Enhancing academic performance prediction in online learning through hybrid machine learning models
Jamal Eddine Rafiq, Zakrani Abdelali, Mohammed Amraouy, Said Nouh
Abstract
Faced with the rise of online learning platforms, predicting learners’ academic performance has become a major concern to personalize and enhance educational journeys. However, traditional predictive models struggle to effectively integrate emotional and social factors. This article introduces a hybrid predictive model that combines random forests (RF) for selecting the most relevant features and multiple regression (MR) to forecast academic performance. The data is sourced from three online learning platforms and encompasses both implicit traces (learner interactions and behaviors) and explicit traces (demographic characteristics). Following a selection and merging process, the final dataset comprises 1,003,392 records and 42 features, categorized into six types of indicators: cognitive, emotional, social, normative, contextual, and demographic.

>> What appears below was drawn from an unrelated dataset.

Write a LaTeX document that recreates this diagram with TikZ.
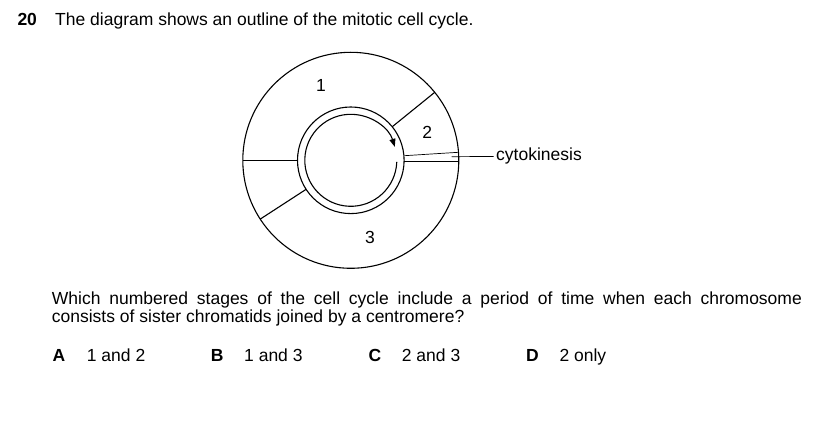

The results demonstrate that this hybrid model outperforms traditional approaches and other machine learning (ML) techniques in terms of predictive accuracy, achieving an R² of 0.9372 and a root mean square error (RMSE) of 0.1022. The incorporation of explicit and implicit traces helps better capture the intricate interactions among the different data dimensions, significantly enhancing prediction quality. This work represents a notable advancement in the field of academic performance prediction. It also sheds light on challenges associated with the increasing complexity of models, paving the way for future research to develop more generalizable approaches.